Most of the regretful hawks blame the administration for its failure to execute what they consider a noble endeavor. But it is a noble endeavor only in the way it would be noble to give all your money to one of those deposed Ethiopian princesses who fill your inbox with pleas to send them all your money for a guarantee of future riches. In other words, yes, while it might have been nice to liberate Iraq from Saddam's clutches, it was a lot more likely that under Bush, Cheney, Rumsfeld and Co., we would end up arresting innocent people, holding them without trial and systematically torturing and sexually humiliating them; all the while saying, as the Daily Show's Rob Corddry so brilliantly put it, "Remember, it's not important that we did torture these people. What's important is that we are not the kind of people who would torture these people."

Take a look at the sequence of events leading to the revelations of the Abu Ghraib scandal in The New Yorker: It began, as Seymour Hersh notes, with Rumsfeld's desire to extract information from informants about the location of certain "high-value" targets in Afghanistan along with his unwillingness to apply the terms of the Geneva Conventions to prisoners captured in the War on Terrorism. Next came the bait-and-switch application in Iraq of tactics drawn from the War on Terrorism, upon which Bush and his administration had based their entire case for offensive war.
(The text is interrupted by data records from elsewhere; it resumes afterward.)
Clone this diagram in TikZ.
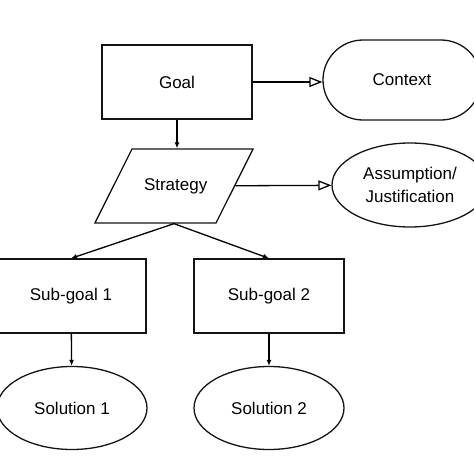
\documentclass[tikz,border=0pt]{standalone}
\usepackage{fontspec}
\setmainfont{Liberation Sans}
\usetikzlibrary{arrows.meta,shapes.geometric,shapes.misc}
\definecolor{L0}{RGB}{20,20,20}

\begin{document}
\begin{tikzpicture}[x=1pt,y=-1pt,line width=1.3pt,
        every node/.style={draw=L0,font=\fontsize{17}{23}\selectfont,inner sep=0pt},
        goalbox/.style={rectangle,minimum width=150pt,minimum height=74pt},
        stratbox/.style={trapezium,trapezium left angle=63.4,trapezium right angle=116.6,
            text width=60pt,align=center,text height=12pt,text depth=4pt,
            inner xsep=12pt,inner ysep=29pt},
        ctxbox/.style={rounded rectangle,minimum width=158pt,minimum height=80pt},
        ovalbox/.style={ellipse,minimum width=150pt,minimum height=83pt},
        solid arrow/.style={-{Latex[length=6pt,width=5pt]}},
        open arrow/.style={-{Triangle[open,length=13pt,width=10pt]}}]
                \useasboundingbox (0,0) rectangle (474,474);
                \clip (0,0) rectangle (474,474);

                \node[goalbox] (goal) at (177,82) {Goal};
                \node[ctxbox] (context) at (402,80) {Context};
                \node[stratbox] (strategy) at (174,186) {Strategy};
                \node[ovalbox,minimum width=156pt,minimum height=84pt,align=center]
                    (assumption) at (410,185) {Assumption/\\Justification};
                \node[goalbox] (sub1) at (71,296) {Sub-goal 1};
                \node[goalbox] (sub2) at (269,296) {Sub-goal 2};
                \node[ovalbox] (sol1) at (72,408) {Solution 1};
                \node[ovalbox] (sol2) at (269,408) {Solution 2};

                \draw[open arrow] (goal.east) -- (goal.east -| context.west);
                \draw[solid arrow] (goal.south) -- (goal.south |- strategy.north);
                \draw[open arrow] (strategy) -- (assumption);
                \draw[solid arrow] (strategy.south) -- (sub1.north);
                \draw[solid arrow] (strategy.south) -- (sub2.north);
                \draw[solid arrow] (sub1) -- (sol1);
                \draw[solid arrow] (sub2) -- (sol2);
            \end{tikzpicture}
\end{document}
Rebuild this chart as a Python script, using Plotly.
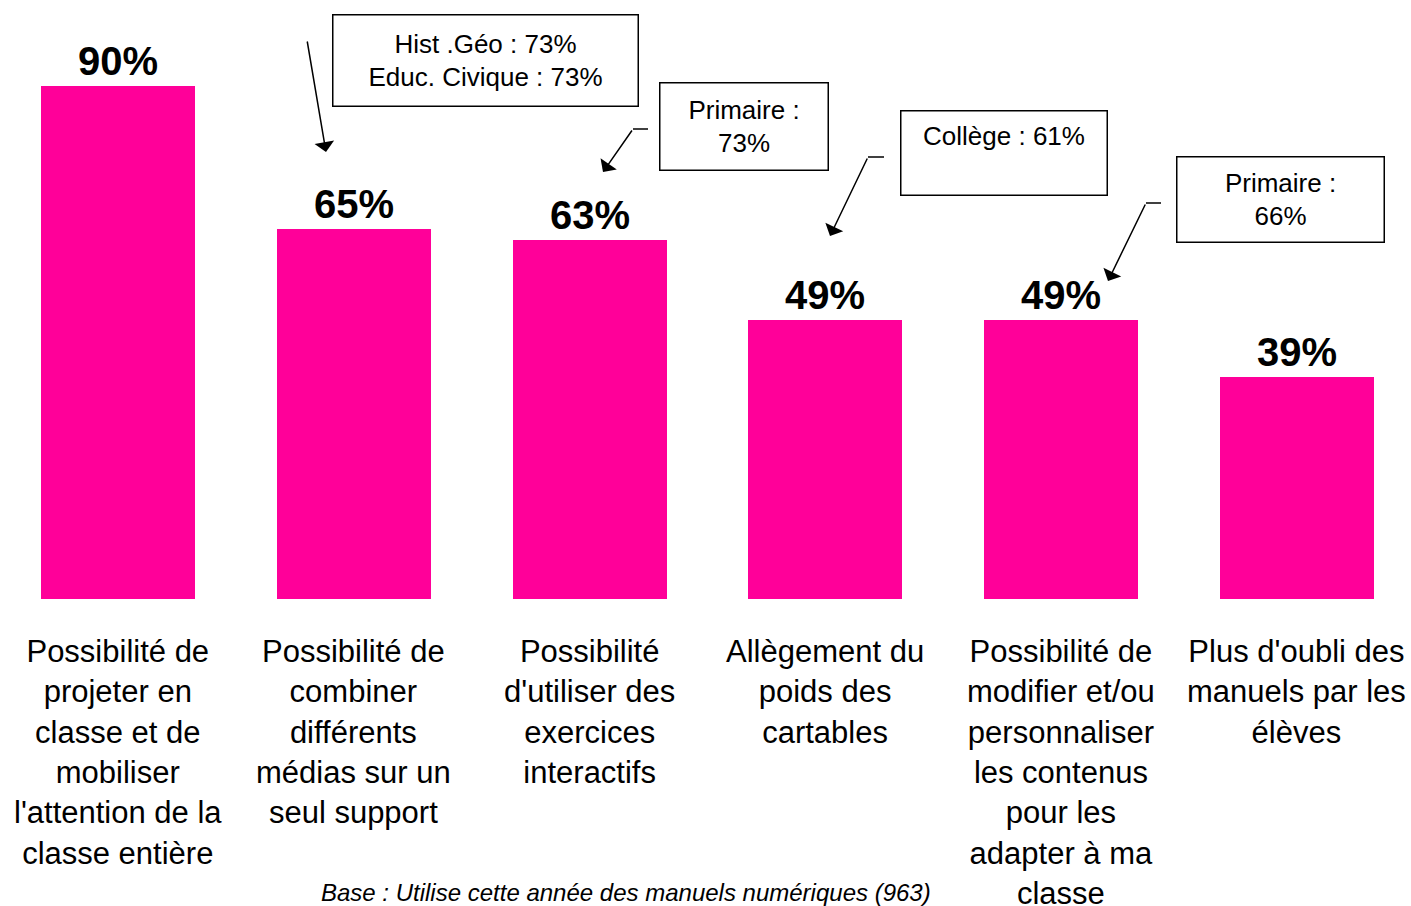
import plotly.graph_objects as go

# ---- data ----
categories = [
    "Possibilité de<br>projeter en<br>classe et de<br>mobiliser<br>l'attention de la<br>classe entière",
    "Possibilité de<br>combiner<br>différents<br>médias sur un<br>seul support",
    "Possibilité<br>d'utiliser des<br>exercices<br>interactifs",
    "Allègement du<br>poids des<br>cartables",
    "Possibilité de<br>modifier et/ou<br>personnaliser<br>les contenus<br>pour les<br>adapter à ma<br>classe",
    "Plus d'oubli des<br>manuels par les<br>élèves",
]
values = [90, 65, 63, 49, 49, 39]
callout_texts = [
    "Hist .Géo : 73%<br>Educ. Civique : 73%",
    "Primaire :<br>73%",
    "Collège : 61%<br> ",
    "Primaire :<br>66%",
]
footnote = "Base : Utilise cette année des manuels numériques (963)"

W, H = 1411, 906
BOTTOM = 599  # pixel row of the bar baseline
YMAX = 105.1
FONT = "Arial, Liberation Sans, sans-serif"
PINK = "#FF0099"


def px_x(p):
    return p / W


def px_y(p):
    return (BOTTOM - p) / BOTTOM


x_idx = list(range(len(values)))

fig = go.Figure()
fig.add_trace(go.Bar(
    x=x_idx, y=values, width=0.653,
    marker=dict(color=PINK, line=dict(width=0)),
    text=[f"<b>{v}%</b>" for v in values],
    textposition="outside",
    textfont=dict(family=FONT, size=40, color="black"),
    cliponaxis=False,
    hoverinfo="skip",
))

annotations = []
# category labels
for i, c in enumerate(categories):
    annotations.append(dict(
        x=i, xref="x", y=px_y(631.5), yref="paper",
        text=c, showarrow=False, xanchor="center", yanchor="top",
        align="center", font=dict(family=FONT, size=31, color="black"),
    ))

# callout boxes: (left, top, right, bottom) in pixels
boxes = [(332, 15, 638, 107), (659, 83, 828, 171), (900, 112, 1107, 197), (1176, 157, 1384, 243)]
for (l, t, r, b), txt in zip(boxes, callout_texts):
    annotations.append(dict(
        x=px_x((l + r) / 2), y=px_y((t + b) / 2 - 1), xref="paper", yref="paper",
        xanchor="center", yanchor="middle",
        text=txt, showarrow=False, align="center", valign="middle",
        width=r - l - 2, height=b - t - 2, borderpad=0,
        bordercolor="black", borderwidth=1.5, bgcolor="white",
        font=dict(family=FONT, size=26, color="black"),
    ))

# arrows: (tail x, tail y, head x, head y, horizontal stub start x or None)
arrows = [(307, 40, 326, 152, None), (633, 129, 603, 172, 648),
          (868, 157, 830, 236, 884), (1146, 203, 1108, 281, 1161)]
shapes = []
for tx, ty, hx, hy, sx in arrows:
    annotations.append(dict(
        x=px_x(hx), y=px_y(hy), xref="paper", yref="paper",
        ax=tx - hx, ay=ty - hy, text="", showarrow=True,
        arrowhead=1, arrowsize=2.2, arrowwidth=1.5, arrowcolor="black",
    ))
    if sx is not None:
        shapes.append(dict(type="line", xref="paper", yref="paper",
                           x0=px_x(sx), y0=px_y(ty), x1=px_x(tx), y1=px_y(ty),
                           line=dict(color="black", width=1.5)))

annotations.append(dict(
    x=px_x(626), y=px_y(892), xref="paper", yref="paper",
    text=f"<i>{footnote}</i>", showarrow=False, xanchor="center", yanchor="middle",
    font=dict(family=FONT, size=24, color="black"),
))

fig.update_layout(
    width=W, height=H,
    margin=dict(l=0, r=0, t=0, b=H - BOTTOM, pad=0),
    paper_bgcolor="white", plot_bgcolor="white",
    showlegend=False,
    xaxis=dict(range=[-0.5004, 5.4835], visible=False, fixedrange=True),
    yaxis=dict(range=[0, YMAX], visible=False, fixedrange=True),
    annotations=annotations, shapes=shapes,
    bargap=0,
)

fig.write_html("out.html", config={"displayModeBar": False},
               post_script="document.body.style.margin='0px';document.body.style.overflow='hidden';")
Add to this the refusal to provide the military with sufficient manpower resources to carry out the necessary tasks of the occupation, and throw in a willingness to use what one former official quoted by Hersh terms "recycled hillbillies" -- untrained, inexperienced and overworked in a military prison located inside a hostile fire zone with rogue interrogators and virtually no nighttime supervision.

All of this made something like what eventually took place at Abu Ghraib all but inevitable -- just as the administration's aversion to accountability dictated the attempted cover-up that followed. The abuse was called to the attention of the occupation authorities as early as May 2003, and in November a scathing report of the International Committee of the Red Cross was reviewed by senior US military officials in Iraq, a full two months before the Army launched its investigation. Amnesty International had complained last summer of Iraqi detainees being subjected to "crude, inhuman or degrading treatment." Aides to Colin Powell and Paul Bremer insist that they, too, raised concerns within administration circles but were ignored as well. Nothing was done to put an end to the officially sanctioned sadism -- which also turned out to be a propaganda gift to anti-American terrorists the world over -- until mid-January of this year, when the whistleblower Specialist Joseph Darby turned over photos to the Army's Criminal Investigation Division.

The existence of an internal Army report on the Abu Ghraib abuses, according to Time, was flatly denied to Intelligence Committee Democrats when they asked the Pentagon about it in January. In February, when Maj. Gen. Antonio Taguba's report confirmed the earlier charges and provided the pornographic evidence, the story was still kept secret from Congress and the American people. Finally it was apparently leaked by one of the defendants' lawyers to Hersh and 60 Minutes II, but even then, Secretary Rumsfeld and Joint Chiefs Chairman Richard Myers professed to be almost perfectly clueless. Briefing the Senate Intelligence Committee hours before the photos were to be broadcast on CBS (already delayed two weeks at Myers's request), Rumsfeld mentioned nothing about the approaching firestorm. Neither got around to reading the report until days later.